According to the datasheet this diagram was extracted from, "Registers are positive edge triggered. The latch is transparent in the high period of the internal clock. The edge detector generates 1 pulse for each positive/negative (depending on the setting of a register) edge detected."

How does this diagram work? I have tried to search around the net to see what the trapezoid logic symbol represents (in the edge portion) but could only find its meaning with respect to program flow (it represents a mechanical/physical step).

That being said, I am not sure at all how the edge detector works. As for the synchronizer, it appears that the latch (the first flipflop) is only enabled (LE) when clk is high and the timer value will be passed, but what is the purpose of 2 flipflops?. I understand that the edge detector must enable the output AND gate only when a LOW/HIGH transition is seen at Tn (and only once period), but I am not sure how exactly this works.

Tn may be equal to or slower than clk.

What if clk = Tn and they are 180 degrees out of phase?
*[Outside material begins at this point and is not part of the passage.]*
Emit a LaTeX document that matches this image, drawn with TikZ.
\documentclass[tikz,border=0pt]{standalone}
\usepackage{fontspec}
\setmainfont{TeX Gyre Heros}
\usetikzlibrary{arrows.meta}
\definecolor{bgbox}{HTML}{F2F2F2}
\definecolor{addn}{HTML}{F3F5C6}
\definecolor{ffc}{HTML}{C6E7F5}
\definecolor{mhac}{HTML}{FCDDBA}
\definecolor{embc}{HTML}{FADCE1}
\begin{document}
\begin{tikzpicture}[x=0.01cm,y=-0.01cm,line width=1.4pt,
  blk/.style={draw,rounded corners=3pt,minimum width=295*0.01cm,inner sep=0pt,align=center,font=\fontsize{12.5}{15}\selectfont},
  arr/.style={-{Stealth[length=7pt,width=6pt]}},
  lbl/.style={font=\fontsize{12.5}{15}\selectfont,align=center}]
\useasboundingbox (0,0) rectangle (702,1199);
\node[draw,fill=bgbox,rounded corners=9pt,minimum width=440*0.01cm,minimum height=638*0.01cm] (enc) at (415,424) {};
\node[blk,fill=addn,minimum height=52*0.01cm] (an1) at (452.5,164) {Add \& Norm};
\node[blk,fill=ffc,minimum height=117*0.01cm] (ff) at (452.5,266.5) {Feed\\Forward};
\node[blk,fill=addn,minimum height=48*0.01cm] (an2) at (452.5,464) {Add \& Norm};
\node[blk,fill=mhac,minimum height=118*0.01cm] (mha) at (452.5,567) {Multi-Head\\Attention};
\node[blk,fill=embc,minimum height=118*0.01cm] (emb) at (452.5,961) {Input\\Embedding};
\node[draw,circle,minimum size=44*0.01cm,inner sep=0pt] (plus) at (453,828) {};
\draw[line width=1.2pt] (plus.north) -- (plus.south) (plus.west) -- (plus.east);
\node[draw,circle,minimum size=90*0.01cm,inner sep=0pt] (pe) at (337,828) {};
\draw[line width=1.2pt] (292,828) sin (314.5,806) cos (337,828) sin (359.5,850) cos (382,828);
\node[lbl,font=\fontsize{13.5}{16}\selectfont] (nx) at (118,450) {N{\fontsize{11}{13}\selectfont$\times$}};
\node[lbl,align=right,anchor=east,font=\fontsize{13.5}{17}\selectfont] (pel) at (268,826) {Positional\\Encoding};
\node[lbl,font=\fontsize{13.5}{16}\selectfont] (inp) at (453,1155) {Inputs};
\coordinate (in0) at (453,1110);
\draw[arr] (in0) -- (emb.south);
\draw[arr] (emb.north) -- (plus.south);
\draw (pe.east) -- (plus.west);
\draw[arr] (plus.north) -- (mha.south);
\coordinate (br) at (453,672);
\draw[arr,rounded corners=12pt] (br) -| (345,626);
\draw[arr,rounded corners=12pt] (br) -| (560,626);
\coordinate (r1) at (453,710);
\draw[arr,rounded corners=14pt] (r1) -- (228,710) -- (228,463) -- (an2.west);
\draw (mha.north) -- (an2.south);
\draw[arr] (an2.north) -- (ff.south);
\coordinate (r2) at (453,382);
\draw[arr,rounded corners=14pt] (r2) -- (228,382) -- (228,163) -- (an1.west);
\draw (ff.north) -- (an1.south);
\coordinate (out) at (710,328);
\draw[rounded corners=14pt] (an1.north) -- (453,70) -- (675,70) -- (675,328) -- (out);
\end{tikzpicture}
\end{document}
That is, their transitions are at the exact same time. It would seem me that the clocking of the internal timing register would be undefined.

Best Answer

The synchronization block is used to capture a signal that is not synchronous with the system clock (clkio in that example) -- it is required for any synchronous logic and as far as you're concerned it is transparent other than the fact that it delays the signal seen by the edge detector by 2 clock cycles. It prevents an "illegal" (not clearly 1 or 0) from entering the core where it can cause havoc. If you're really curious I can explain metastability and synchronizer chains but for this specific question I think that's overkill.
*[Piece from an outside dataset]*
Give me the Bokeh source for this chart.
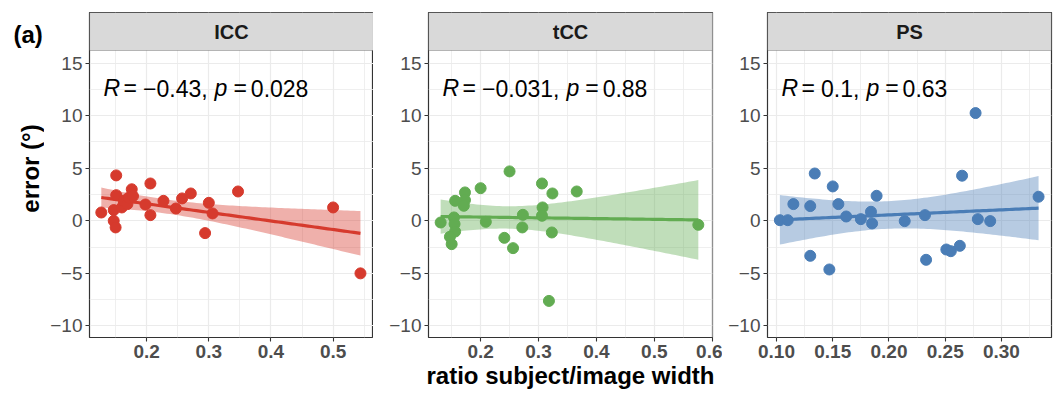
import numpy as np
from bokeh.plotting import figure
from bokeh.models import FixedTicker, Label, BoxAnnotation, Range1d
from bokeh.layouts import row
from bokeh.embed import file_html
from bokeh.resources import INLINE

# ---------------- data ----------------
panel_names = ["ICC", "tCC", "PS"]

icc_x = [0.127, 0.147, 0.147, 0.150, 0.151, 0.151, 0.160, 0.163, 0.169, 0.171, 0.176, 0.178,
         0.198, 0.206, 0.206, 0.227, 0.247, 0.257, 0.271, 0.294, 0.300, 0.306, 0.347, 0.500, 0.544]
icc_y = [0.79, 1.02, 0.00, -0.63, 4.32, 2.44, 1.27, 1.90, 1.59, 2.20, 3.00, 2.35,
         1.55, 3.55, 0.54, 1.90, 1.17, 2.13, 2.60, -1.17, 1.71, 0.70, 2.79, 1.27, -5.00]

tcc_x = [0.131, 0.156, 0.173, 0.173, 0.171, 0.200, 0.250, 0.154, 0.155, 0.156, 0.147, 0.150,
         0.209, 0.241, 0.256, 0.273, 0.272, 0.306, 0.324, 0.307, 0.306, 0.323, 0.318, 0.366, 0.576]
tcc_y = [-0.16, 1.90, 2.70, 1.97, 1.43, 3.10, 4.70, 0.32, -0.30, -1.02, -1.52, -2.22,
         -0.10, -1.62, -2.60, 0.57, -0.63, 3.55, 2.60, 1.27, 0.48, -1.11, -7.62, 2.79, -0.38]

ps_x = [0.103, 0.110, 0.115, 0.130, 0.134, 0.130, 0.147, 0.150, 0.155, 0.162, 0.175, 0.184,
        0.185, 0.189, 0.214, 0.232, 0.233, 0.251, 0.255, 0.263, 0.265, 0.277, 0.279, 0.290, 0.333]
ps_y = [0.06, 0.06, 1.59, 1.40, 4.50, -3.33, -4.63, 3.27, 1.59, 0.41, 0.16, 0.86,
        -0.25, 2.38, -0.03, 0.54, -3.71, -2.73, -2.89, -2.38, 4.29, 10.25, 0.16, -0.03, 2.29]

stat_r = ["\u22120.43,", "\u22120.031,", "0.1,"]
stat_p = ["0.028", "0.88", "0.63"]

y_ticks = [-10, -5, 0, 5, 10, 15]
y_tick_labels = ["\u221210", "\u22125", "0", "5", "10", "15"]
y_minor = [-7.5, -2.5, 2.5, 7.5, 12.5]

x_ticks_icc = [0.2, 0.3, 0.4, 0.5]
x_labels_icc = ["0.2", "0.3", "0.4", "0.5"]
x_minor_icc = [0.15, 0.25, 0.35, 0.45, 0.55]
x_ticks_tcc = [0.2, 0.3, 0.4, 0.5, 0.6]
x_labels_tcc = ["0.2", "0.3", "0.4", "0.5", "0.6"]
x_minor_tcc = [0.15, 0.25, 0.35, 0.45, 0.55]
x_ticks_ps = [0.10, 0.15, 0.20, 0.25, 0.30]
x_labels_ps = ["0.10", "0.15", "0.20", "0.25", "0.30"]
x_minor_ps = [0.125, 0.175, 0.225, 0.275, 0.325]

x_ranges = [(0.108, 0.565), (0.110, 0.6005), (0.092, 0.3445)]
y_panel = (-11.1, 16.2)
colors = ["#D63A2D", "#62AC52", "#4A7DB6"]

x_title = "ratio subject/image width"
y_title = "error (\u00b0)"
tag = "(a)"

xs_all = [icc_x, tcc_x, ps_x]
ys_all = [icc_y, tcc_y, ps_y]
xt_all = [x_ticks_icc, x_ticks_tcc, x_ticks_ps]
xl_all = [x_labels_icc, x_labels_tcc, x_labels_ps]
xm_all = [x_minor_icc, x_minor_tcc, x_minor_ps]

# ---------------- layout constants ----------------
FONT = "Liberation Sans"
FRAME_W = 284
FRAME_H = 325
STRIP_PX = 38
LEFT_W = 44
BORDER_L = [89 - LEFT_W, 55, 45]
BORDER_R = [0, 10, 8]
TOP = 12
BOTTOM = 63
FS = 23  # annotation font size
TOTAL_H = TOP + FRAME_H + BOTTOM

W = {"0": .556, "1": .556, "2": .556, "3": .556, "4": .556, "5": .556, "6": .556, "7": .556,
     "8": .556, "9": .556, ".": .278, ",": .278, "\u2212": .584, "=": .584, " ": .278,
     "R": .722, "p": .556}


def tw(s):
    return sum(W.get(c, .556) for c in s) * FS


def t_crit(df):
    z = 1.959964
    return z + (z**3 + z) / (4 * df) + (5 * z**5 + 16 * z**3 + 3 * z) / (96 * df**2)


# left strip holding the panel tag and the y-axis title
left = figure(width=LEFT_W, height=TOTAL_H, x_range=Range1d(0, LEFT_W), y_range=Range1d(0, TOTAL_H),
              output_backend="svg", toolbar_location=None,
              min_border_left=0, min_border_right=0, min_border_top=0, min_border_bottom=0)
left.axis.visible = False
left.grid.visible = False
left.outline_line_color = None
left.background_fill_color = "white"
left.border_fill_color = "white"
left.add_layout(Label(x=13, y=TOTAL_H - 11, text=tag, text_font=FONT, text_font_size="24px",
                      text_font_style="bold", text_baseline="top", text_color="black"))
left.add_layout(Label(x=30, y=TOTAL_H - 192, text=y_title, text_font=FONT, text_font_size="24px",
                      text_font_style="bold", text_align="center", text_baseline="middle",
                      angle=np.pi / 2, text_color="black"))

figs = [left]
for i in range(3):
    x = np.array(xs_all[i], dtype=float)
    y = np.array(ys_all[i], dtype=float)
    col = colors[i]
    x0, x1 = x_ranges[i]
    px_per_unit = (FRAME_H - STRIP_PX) / (y_panel[1] - y_panel[0])
    y_top = y_panel[1] + STRIP_PX / px_per_unit

    p = figure(width=BORDER_L[i] + FRAME_W + BORDER_R[i], height=TOTAL_H,
               x_range=Range1d(x0, x1), y_range=Range1d(y_panel[0], y_top),
               output_backend="svg", toolbar_location=None,
               min_border_left=BORDER_L[i], min_border_right=BORDER_R[i],
               min_border_top=TOP, min_border_bottom=BOTTOM)
    p.background_fill_color = "white"
    p.border_fill_color = "white"
    p.outline_line_color = "#333333"
    p.outline_line_width = 1.2

    p.xaxis.ticker = FixedTicker(ticks=xt_all[i], minor_ticks=xm_all[i])
    p.yaxis.ticker = FixedTicker(ticks=y_ticks, minor_ticks=y_minor)
    p.xaxis.major_label_overrides = {t: l for t, l in zip(xt_all[i], xl_all[i])}
    p.yaxis.major_label_overrides = {t: l for t, l in zip(y_ticks, y_tick_labels)}

    for ax in (p.xaxis, p.yaxis):
        ax.axis_line_color = None
        ax.major_tick_line_color = "#333333"
        ax.major_tick_line_width = 1.1
        ax.major_tick_out = 4
        ax.major_tick_in = 0
        ax.minor_tick_line_color = None
        ax.major_label_text_font = FONT
        ax.major_label_text_color = "#4D4D4D"
        ax.major_label_text_font_size = "19px"
        ax.major_label_standoff = 3
    p.xaxis.major_label_text_font_style = "bold"

    for g in (p.xgrid, p.ygrid):
        g.grid_line_color = "#EBEBEB"
        g.grid_line_width = 1.2
        g.minor_grid_line_color = "#EBEBEB"
        g.minor_grid_line_width = 0.8

    if i == 1:
        p.xaxis.axis_label = x_title
        p.xaxis.axis_label_text_font = FONT
        p.xaxis.axis_label_text_font_size = "24px"
        p.xaxis.axis_label_text_font_style = "bold"
        p.xaxis.axis_label_text_color = "black"
        p.xaxis.axis_label_standoff = 1

    # regression with 95% confidence band
    n = len(x)
    b1, b0 = np.polyfit(x, y, 1)
    resid = y - (b0 + b1 * x)
    s = np.sqrt(np.sum(resid**2) / (n - 2))
    sxx = np.sum((x - x.mean())**2)
    xg = np.linspace(x.min(), x.max(), 80)
    fit = b0 + b1 * xg
    se = s * np.sqrt(1.0 / n + (xg - x.mean())**2 / sxx)
    tc = t_crit(n - 2)
    p.varea(x=xg, y1=fit - tc * se, y2=fit + tc * se, fill_color=col, fill_alpha=0.4)
    p.line(xg, fit, line_color=col, line_width=3.2)
    p.scatter(x, y, size=11, fill_color=col, line_color=col)

    # strip header
    p.add_layout(BoxAnnotation(bottom=y_panel[1], fill_color="#D9D9D9", fill_alpha=1.0,
                               line_color="#333333", line_width=1.2, level="annotation"))
    p.add_layout(Label(x=(x0 + x1) / 2, y=(y_panel[1] + y_top) / 2, text=panel_names[i],
                       text_font=FONT, text_font_size="20px", text_font_style="bold",
                       text_align="center", text_baseline="middle", text_color="#1A1A1A"))

    # correlation annotation (R and p italic)
    ty = 12.6
    base = 14
    o_eq1 = tw("R") + 3.5
    o_r = o_eq1 + tw("=") + 6
    o_p = o_r + tw(stat_r[i]) + 7
    o_eq2 = o_p + tw("p") + 6
    o_pv = o_eq2 + tw("=") + 4
    toks = [("R", "italic", 0), ("=", "normal", o_eq1), (stat_r[i], "normal", o_r),
            ("p", "italic", o_p), ("=", "normal", o_eq2), (stat_p[i], "normal", o_pv)]
    for txt, sty, off in toks:
        p.add_layout(Label(x=x0, y=ty, x_offset=base + off, text=txt, text_font=FONT,
                           text_font_size=f"{FS}px", text_font_style=sty,
                           text_color="black", text_baseline="alphabetic"))
    figs.append(p)

layout = row(*figs)
open("out.html", "w").write(file_html(layout, INLINE))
The edge detector block is simpler. The trapezoidal shape is a MUX, as Michael Karas mentioned. It allows the block to find either rising edges or falling edges. The flip flop is sampling the output of the MUX every clock cycle and essentially "remembering" the last value (1 or 0). The final AND gate is comparing the last value remembered by the flip flop and the inverted current value and will ONLY be high for 1 clock cycle if the signal changed state.
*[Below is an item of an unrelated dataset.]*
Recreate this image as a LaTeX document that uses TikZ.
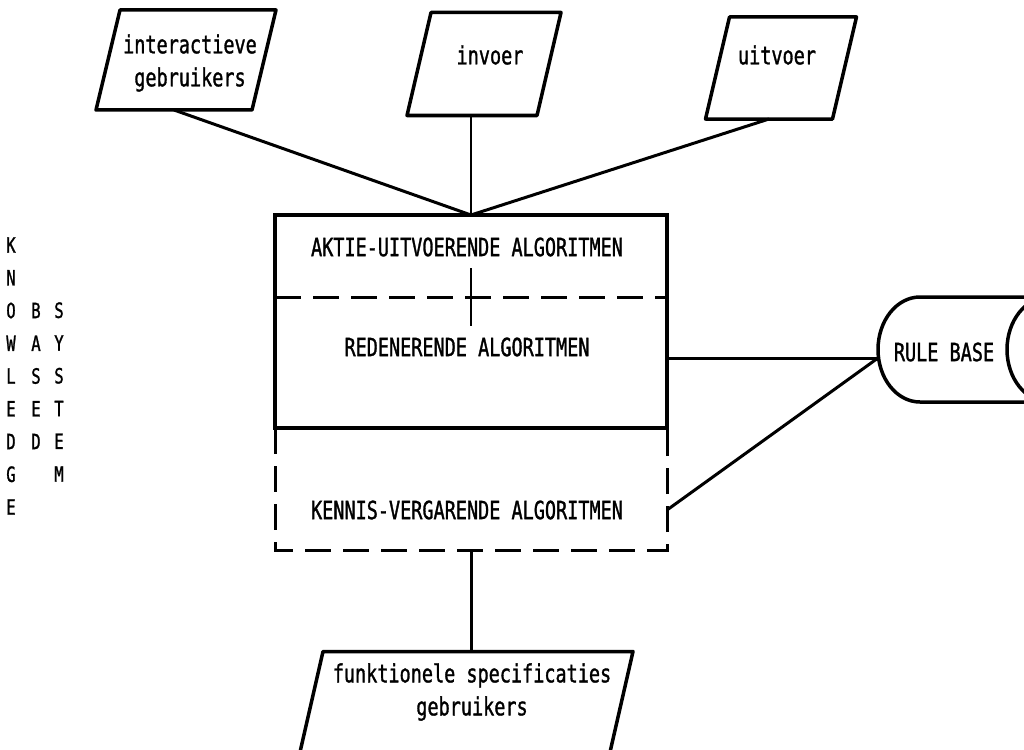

Look at how the output of the flip flop delays the input of the flip flop by 1 clock cycle:

 IN:  0000111100001111000011110000...
OUT:  0000011110000111100001111000...

Now take a look at signal that is the bottom input of the AND gate and the output of the FF above:

INV. FF INPUT:  1111000011110000111100001111...
    FF OUTPUT:  0000011110000111100001111000...

Take a look at the logic of an AND gate:

 A | B | Y
---+---+---
 0 | 0 | 0
 1 | 0 | 0
 0 | 1 | 0
 1 | 1 | 1

One of those inputs is the output of the FF, the other is the output of the inverter... What do you see:

INV. FF INPUT:  1111000011110000111100001111...
    FF OUTPUT:  0000011110000111100001111000...
--------------------------------------------------
 AND GATE OUT:  0000000010000000100000001000...

You get one short pulse every falling edge of the input to the edge detector block (assuming the MUX is routing the non-inverted signal to you). If the MUX selects the inverted signal, you will get a short pulse every rising edge of the input.